Pure Ionic Water Supports Wiltshire’s Rising Chefs at The Chefs’ Forum Spring Lunch


Pure Ionic Water Powers Rising Culinary Stars at The Chefs’ Forum Spring Lunch at Bowood Hotel

At Pure Ionic Water, we believe that every ingredient matters—especially the water that fuels the people behind the plate. That’s why we were proud to support The Chefs’ Forum Spring Lunch at the prestigious Bowood Hotel, Spa & Golf Resort, where Wiltshire’s emerging hospitality talent came together with some of the region’s top chefs to deliver a sensational four-course menu.

Held on Monday, 19 May, in the elegant Kerry Suite, the event brought together hospitality professionals, suppliers, and industry leaders for an afternoon celebrating the next generation of chefs, locally sourced ingredients, and collaborative culinary artistry. From preparation to plating, Pure Ionic Water played a vital role in keeping the kitchen hydrated and high-performing.

Fueling Culinary Excellence, Naturally

Hydration is more than a necessity—it’s a performance enhancer. Throughout the high-energy lunch service, chefs and students alike relied on Pure Ionic Water for clarity, focus, and stamina. Our ultra-purified, alkaline-rich water supports energy levels and brings out the best in everyone—from seasoned chefs to aspiring professionals. Used in everything from food prep to palate cleansing, Pure Ionic Water brought purity and performance to every station in the kitchen.

A Collaborative Culinary Showcase

Under the guidance of renowned chefs and mentors, 20 students from Wiltshire College seamlessly delivered a four-course fine dining experience—managing both front- and back-of-house responsibilities with professionalism and enthusiasm.

Each course reflected seasonal flavours and chef-driven creativity, with a strong focus on British-grown asparagus and smoked accents, thanks in part to the featured Borniak smoker, which added depth and character to multiple dishes:

  • Starter by Kuba Winkowski (Box Bush, Bourton-on-the-Water):
    Wye Valley Asparagus with Smoked Whipped Feta, Smoked Nuts, and Chilli & Herb Salad
    Kuba, a National Chef of the Year winner, used the Borniak smoker to enhance his feta, giving the dish a rich and refined finish.

  • Fish Course by Ben Chamberlain (The Bull, Burford):
    Coal-Scorched Salmon with Smoked Isle of Wight Tomato Dashi and Wye Valley Asparagus
    Ben praised the students’ enthusiasm and precision, noting the excitement they brought to working with cutting-edge techniques.

  • Main Course by Rupert Taylor (Bowood Hotel):
    Chicken with Wild Garlic, Wye Valley Asparagus, Morels, and Sauce Albufera
    Rupert led the main course preparation and expressed pride in opening his kitchen to the region’s future talent.

  • Dessert by Ashleigh Farrand (The Kingham Plough & Great British Menu 2025):
    Toffee Apple Doughnut, Butter Popcorn Ice Cream, Popping Candy Crumb, and Blackberry Pâte de Fruits
    Inspired by Gifford’s Circus, this playful dish closed the menu with a nostalgic, crowd-pleasing finish.

Inspiring the Next Generation

From chefs to guests, all attendees praised the professionalism and dedication of the students.
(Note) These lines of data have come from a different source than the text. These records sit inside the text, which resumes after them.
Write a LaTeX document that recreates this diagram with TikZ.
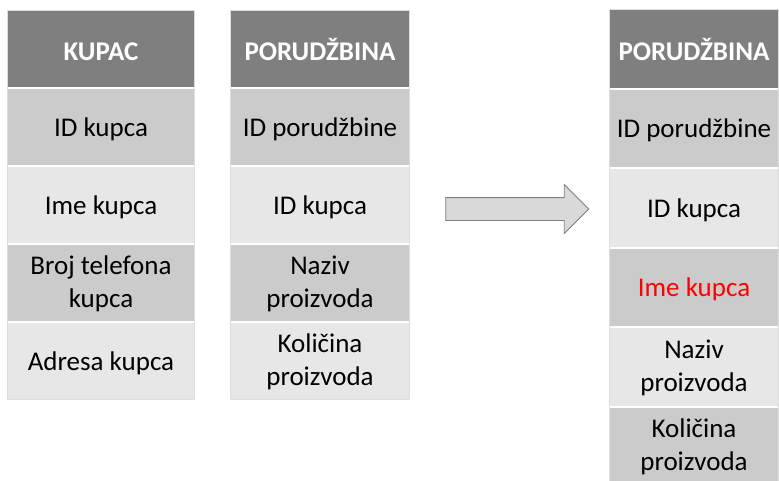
\documentclass[tikz,border=0pt]{standalone}
\usepackage{fontspec}
\setmainfont{Carlito}
\usetikzlibrary{shapes.arrows}
\definecolor{headgray}{HTML}{7F7F7F}
\definecolor{darkrow}{HTML}{CBCBCB}
\definecolor{lightrow}{HTML}{E7E7E7}
\definecolor{arrowfill}{HTML}{D9D9D9}
\tikzset{
    cell/.style={inner sep=0pt, align=center, font=\fontsize{27}{33}\selectfont, text=black,
        text height=19pt, text depth=0pt},
    twoline/.style={text height=54pt, text depth=5pt},
    headcell/.style={cell, fill=headgray, text=white, font=\fontsize{27}{33}\selectfont\bfseries,
        text height=23pt},
    darkcell/.style={cell, fill=darkrow},
    lightcell/.style={cell, fill=lightrow},
    tabframe/.style={draw=black!13, line width=0.8pt}
}
\begin{document}
\begin{tikzpicture}[x=1pt, y=1pt]
    \clip (0, 0) rectangle (779, -480);
    % KUPAC
    \begin{scope}[every node/.append style={minimum width=186pt, minimum height=76pt}]
        \node [headcell] (k0) at (101, -49) {KUPAC};
        \node [darkcell] (k1) at (101, -127) {ID kupca};
        \node [lightcell] (k2) at (101, -205) {Ime kupca};
        \node [darkcell, twoline] (k3) at (101, -283) {Broj telefona\\kupca};
        \node [lightcell] (k4) at (101, -361) {Adresa kupca};
    \end{scope}
    \draw [tabframe] (k0.north west) rectangle (k4.south east);
    % PORUDZBINA
    \begin{scope}[every node/.append style={minimum width=178pt, minimum height=76pt}]
        \node [headcell] (p0) at (320, -49) {PORUDŽBINA};
        \node [darkcell] (p1) at (320, -127) {ID porudžbine};
        \node [lightcell] (p2) at (320, -205) {ID kupca};
        \node [darkcell, twoline] (p3) at (320, -283) {Naziv\\proizvoda};
        \node [lightcell, twoline] (p4) at (320, -361) {Količina\\proizvoda};
    \end{scope}
    \draw [tabframe] (p0.north west) rectangle (p4.south east);
    % strelica
    \node [single arrow, draw=headgray, fill=arrowfill, line width=0.8pt,
        inner xsep=0pt, inner ysep=11pt, minimum height=143pt,
        single arrow head extend=13pt, single arrow tip angle=90] (strelica) at (511.5, -209) {};
    % nova PORUDZBINA
    \begin{scope}[every node/.append style={minimum width=168pt, minimum height=77.5pt}]
        \node [headcell] (n0) at (694, -48.75) {PORUDŽBINA};
        \node [darkcell] (n1) at (694, -128.25) {ID porudžbine};
        \node [lightcell] (n2) at (694, -207.75) {ID kupca};
        \node [darkcell, text=red] (n3) at (694, -287.25) {Ime kupca};
        \node [lightcell, twoline] (n4) at (694, -366.75) {Naziv\\proizvoda};
        \node [darkcell, twoline] (n5) at (694, -446.25) {Količina\\proizvoda};
    \end{scope}
    \draw [tabframe] (n0.north west) rectangle (n5.south east);
\end{tikzpicture}
\end{document}
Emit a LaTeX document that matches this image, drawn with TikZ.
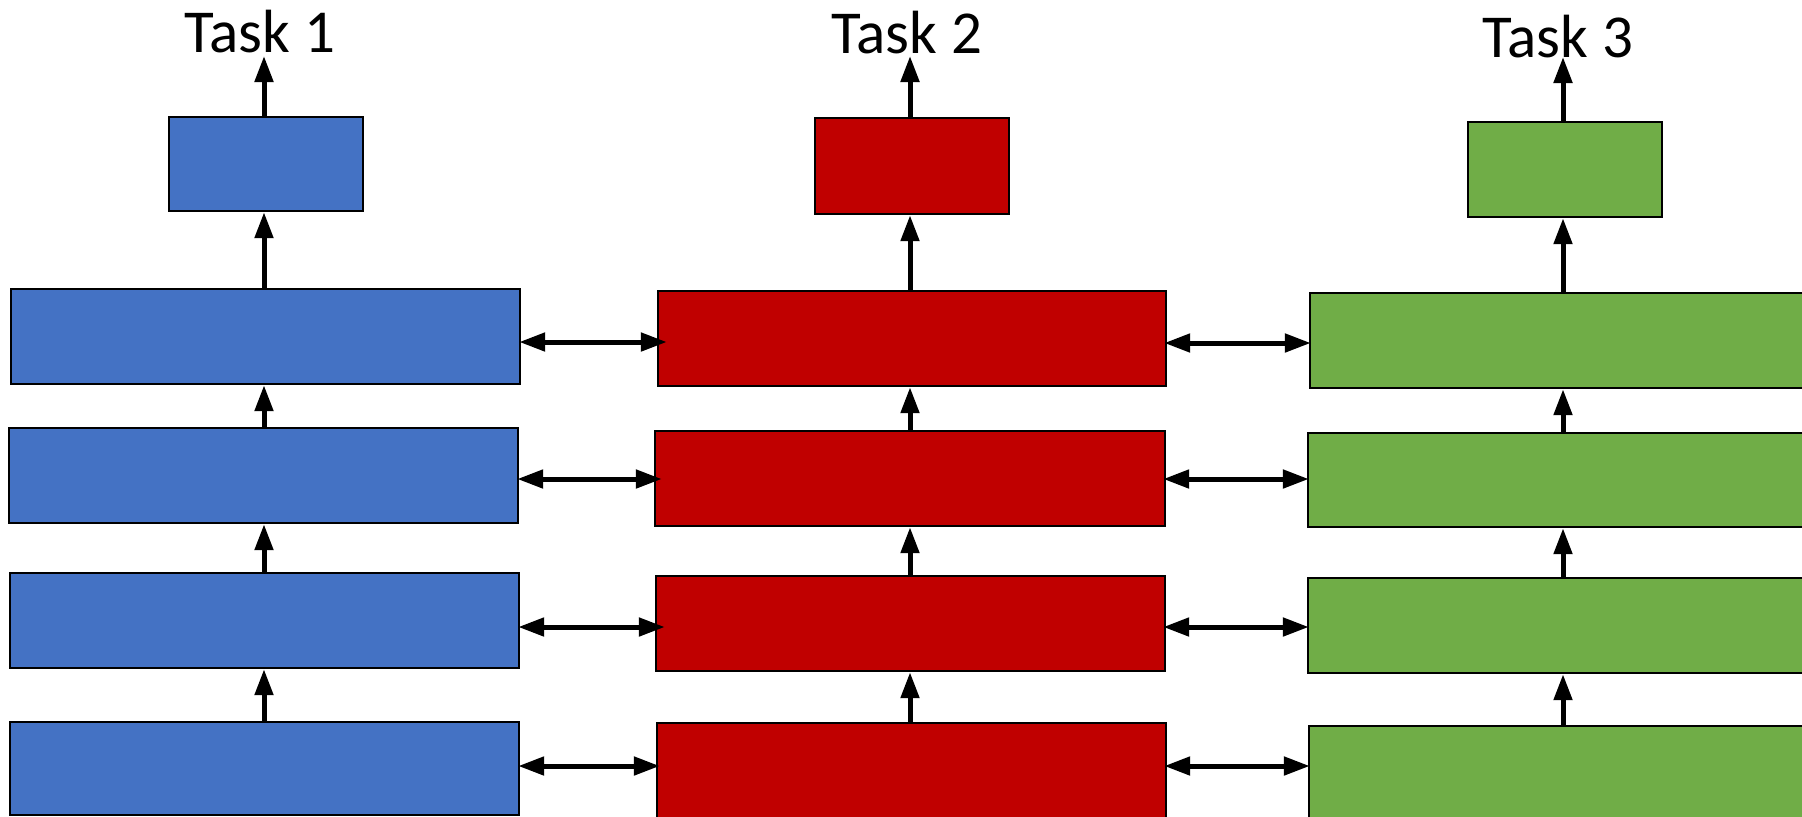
\documentclass[tikz,border=0pt]{standalone}
\usepackage{fontspec}
\setmainfont{Carlito}
\usetikzlibrary{arrows.meta,fit}
\definecolor{tblue}{HTML}{4472C4}
\definecolor{tred}{HTML}{C00000}
\definecolor{tgreen}{HTML}{70AD47}
\tikzset{
  boxb/.style={draw=black, line width=1.2pt, inner sep=0pt, fill=tblue},
  boxr/.style={draw=black, line width=1.2pt, inner sep=0pt, fill=tred},
  boxg/.style={draw=black, line width=1.2pt, inner sep=0pt, fill=tgreen},
  uparr/.style={line width=2.5pt, -{Triangle[length=13pt,width=9pt]}},
  dblarr/.style={line width=2.5pt, {Triangle[length=13pt,width=9pt]}-{Triangle[length=13pt,width=9pt]}},
  tasklabel/.style={font=\fontsize{30.5}{36}\selectfont, anchor=base, inner sep=0pt}
}
\begin{document}
\begin{tikzpicture}[x=0.5pt,y=-0.5pt]
\useasboundingbox (0,0) rectangle (1802,816);
\clip (0,0) rectangle (1802,816);
% column centre lines
\coordinate (cb) at (264,0);
\coordinate (cr) at (910,0);
\coordinate (cg) at (1563,0);
% row arrow heights
\coordinate (h1) at (0,342);
\coordinate (h1b) at (0,343);
\coordinate (h2) at (0,479);
\coordinate (h3) at (0,627);
\coordinate (h4) at (0,766);
% blue column
\node[boxb, fit={(169,117) (363,211)}] (bt) {};
\node[boxb, fit={(11,289) (520,384)}] (b1) {};
\node[boxb, fit={(9,428) (518,523)}] (b2) {};
\node[boxb, fit={(10,573) (519,668)}] (b3) {};
\node[boxb, fit={(10,722) (519,815)}] (b4) {};
% red column
\node[boxr, fit={(815,118) (1009,214)}] (rt) {};
\node[boxr, fit={(658,291) (1166,386)}] (r1) {};
\node[boxr, fit={(655,431) (1165,526)}] (r2) {};
\node[boxr, fit={(656,576) (1165,671)}] (r3) {};
\node[boxr, fit={(657,723) (1166,822)}] (r4) {};
% green column
\node[boxg, fit={(1468,122) (1662,217)}] (gt) {};
\node[boxg, fit={(1310,293) (1840,388)}] (g1) {};
\node[boxg, fit={(1308,433) (1840,527)}] (g2) {};
\node[boxg, fit={(1308,578) (1840,673)}] (g3) {};
\node[boxg, fit={(1309,726) (1840,824)}] (g4) {};
% task labels
\node[tasklabel] (t1) at (260,52) {Task 1};
\node[tasklabel] (t2) at (907,53) {Task 2};
\node[tasklabel] (t3) at (1558,57) {Task 3};
\coordinate (a1) at (264,56);
\coordinate (a2) at (910,56);
\coordinate (a3) at (1563,57);
% vertical arrows blue
\draw[uparr] (b4.north -| cb) -- (b3.south -| cb);
\draw[uparr] (b3.north -| cb) -- (b2.south -| cb);
\draw[uparr] (b2.north -| cb) -- (b1.south -| cb);
\draw[uparr] (b1.north -| cb) -- (bt.south -| cb);
\draw[uparr] (bt.north -| cb) -- (a1);
% vertical arrows red
\draw[uparr] (r4.north -| cr) -- (r3.south -| cr);
\draw[uparr] (r3.north -| cr) -- (r2.south -| cr);
\draw[uparr] (r2.north -| cr) -- (r1.south -| cr);
\draw[uparr] (r1.north -| cr) -- (rt.south -| cr);
\draw[uparr] (rt.north -| cr) -- (a2);
% vertical arrows green
\draw[uparr] (g4.north -| cg) -- (g3.south -| cg);
\draw[uparr] (g3.north -| cg) -- (g2.south -| cg);
\draw[uparr] (g2.north -| cg) -- (g1.south -| cg);
\draw[uparr] (g1.north -| cg) -- (gt.south -| cg);
\draw[uparr] (gt.north -| cg) -- (a3);
% horizontal double arrows blue-red
\draw[dblarr, shorten <=-1pt, shorten >=-5pt] (b1.east |- h1) -- (r1.west |- h1);
\draw[dblarr, shorten <=-1pt, shorten >=-4pt] (b2.east |- h2) -- (r2.west |- h2);
\draw[dblarr, shorten <=-1pt, shorten >=-5pt] (b3.east |- h3) -- (r3.west |- h3);
\draw[dblarr, shorten <=-1pt, shorten >=-2pt] (b4.east |- h4) -- (r4.west |- h4);
% horizontal double arrows red-green
\draw[dblarr, shorten <=-1.5pt, shorten >=-1pt] (r1.east |- h1b) -- (g1.west |- h1b);
\draw[dblarr, shorten <=-1.5pt, shorten >=-1pt] (r2.east |- h2) -- (g2.west |- h2);
\draw[dblarr, shorten <=-1.5pt, shorten >=-1pt] (r3.east |- h3) -- (g3.west |- h3);
\draw[dblarr, shorten <=-1.5pt, shorten >=-1pt] (r4.east |- h4) -- (g4.west |- h4);
\end{tikzpicture}
\end{document}
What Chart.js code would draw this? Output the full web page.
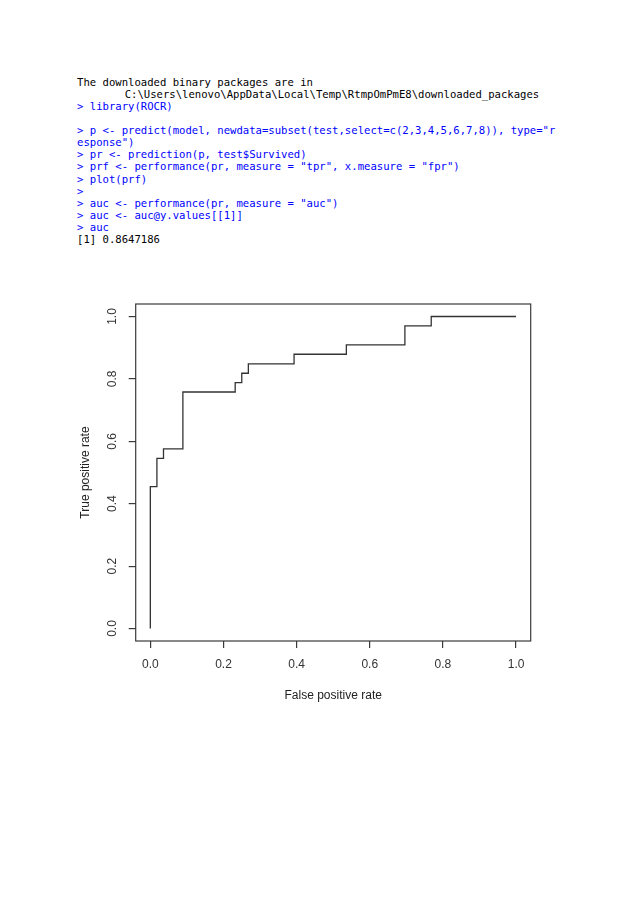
<!DOCTYPE html>
<html>
<head>
<meta charset="utf-8">
<script src="https://cdn.jsdelivr.net/npm/chart.js@4.4.0/dist/chart.umd.min.js"></script>
<style>
  html, body { margin: 0; padding: 0; background: #fff; }
  body { width: 638px; height: 902px; position: relative; overflow: hidden; }
  #console {
    position: absolute; left: 77px; top: 75.6px; margin: 0;
    font-family: "DejaVu Sans Mono", monospace; font-size: 10.6px; line-height: 12.13px;
    white-space: pre; color: #000;
  }
  .cmd { color: #0000ff; }
  .ind { margin-left: 3px; }
  #chart { position: absolute; left: 0; top: 280px; }
</style>
</head>
<body>
<pre id="console"><span>The downloaded binary packages are in</span>
<span class="ind">       C:\Users\lenovo\AppData\Local\Temp\RtmpOmPmE8\downloaded_packages</span>
<span class="cmd">&gt; library(ROCR)</span>

<span class="cmd">&gt; p &lt;- predict(model, newdata=subset(test,select=c(2,3,4,5,6,7,8)), type="r</span>
<span class="cmd">esponse")</span>
<span class="cmd">&gt; pr &lt;- prediction(p, test$Survived)</span>
<span class="cmd">&gt; prf &lt;- performance(pr, measure = "tpr", x.measure = "fpr")</span>
<span class="cmd">&gt; plot(prf)</span>
<span class="cmd">&gt;</span>
<span class="cmd">&gt; auc &lt;- performance(pr, measure = "auc")</span>
<span class="cmd">&gt; auc &lt;- auc@y.values[[1]]</span>
<span class="cmd">&gt; auc</span>
<span>[1] 0.8647186</span></pre>
<canvas id="chart" width="638" height="440" style="width:638px;height:440px"></canvas>
<script>
// ROC curve points (false positive rate, true positive rate)
const fpr = [0, 0, 0.018, 0.036, 0.089, 0.232, 0.250, 0.268, 0.393, 0.536, 0.696, 0.768, 1.0];
const tpr = [0, 0.455, 0.545, 0.576, 0.758, 0.788, 0.818, 0.848, 0.879, 0.909, 0.970, 1.0, 1.0];
const tickValues = [0, 0.2, 0.4, 0.6, 0.8, 1.0];
const tickLabels = ['0.0', '0.2', '0.4', '0.6', '0.8', '1.0'];
const xTitle = 'False positive rate';
const yTitle = 'True positive rate';

const points = fpr.map((x, i) => ({ x: x, y: tpr[i] }));
const axisColor = '#3a3a3a';
const labelFont = { family: '"Liberation Sans", Arial, sans-serif', size: 12 };

const boxPlugin = {
  id: 'box',
  afterDraw(chart) {
    const a = chart.chartArea, ctx = chart.ctx;
    ctx.save();
    ctx.strokeStyle = axisColor;
    ctx.lineWidth = 1.2;
    ctx.strokeRect(a.left, a.top, a.right - a.left, a.bottom - a.top);
    ctx.restore();
  }
};

function setTicks(scale) {
  scale.ticks = tickValues.map(v => ({ value: v }));
}
function fmt(value) {
  const i = tickValues.indexOf(value);
  return i >= 0 ? tickLabels[i] : '';
}

new Chart(document.getElementById('chart'), {
  type: 'line',
  data: {
    datasets: [{
      data: points,
      borderColor: '#333',
      borderWidth: 1.3,
      pointRadius: 0,
      fill: false,
      tension: 0,
      stepped: 'before'
    }]
  },
  options: {
    responsive: false,
    animation: false,
    layout: { padding: { left: 70, right: 107.3, top: 24, bottom: 17 } },
    plugins: { legend: { display: false }, tooltip: { enabled: false } },
    scales: {
      x: {
        type: 'linear', min: -0.04, max: 1.04,
        afterBuildTicks: setTicks,
        afterFit: s => { s.height = 62; },
        grid: { drawOnChartArea: false, drawTicks: true, tickLength: 7, color: axisColor, lineWidth: 1.2 },
        border: { display: false },
        ticks: { autoSkip: false, maxRotation: 0, minRotation: 0, padding: 9, color: '#333', font: labelFont, callback: fmt },
        title: { display: true, text: xTitle, color: '#222', font: labelFont, padding: { top: 0, bottom: 0 } }
      },
      y: {
        type: 'linear', min: -0.04, max: 1.04,
        afterBuildTicks: setTicks,
        afterFit: s => { s.width = 65.7; },
        grid: { drawOnChartArea: false, drawTicks: true, tickLength: 7, color: axisColor, lineWidth: 1.2 },
        border: { display: false },
        ticks: { autoSkip: false, minRotation: 90, maxRotation: 90, crossAlign: 'center', padding: 7.4, color: '#333', font: labelFont, callback: fmt },
        title: { display: true, text: yTitle, color: '#222', font: labelFont, padding: { top: 8.5, bottom: 0 } }
      }
    }
  },
  plugins: [boxPlugin]
});
</script>
</body>
</html>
Highlights included the teamwork displayed on the pass, the quality of service in the dining room, and the poise with which students navigated a high-pressure, real-world hospitality environment.

Two standout students—Keiron Dinglasan and Oscar Conway—were named Stars of the Day for their exceptional contributions in front and back of house. Their achievement reflects the kind of potential we at Pure Ionic Water are proud to support.

Committed to the Future of Hospitality

The event was made possible through the combined efforts of The Chefs’ Forum team, industry mentors, and sponsors including Ritter Courivaud, Ritter Fresh, Borniak, and Dole Foodservice. At Pure Ionic Water, we’re honoured to be among those supporting the next wave of culinary innovation and professionalism.

As a premium ingredient and trusted hydration partner, we know that great food begins with great water. This unforgettable spring lunch was yet another reminder that when purity, creativity, and mentorship meet—the results are exceptional.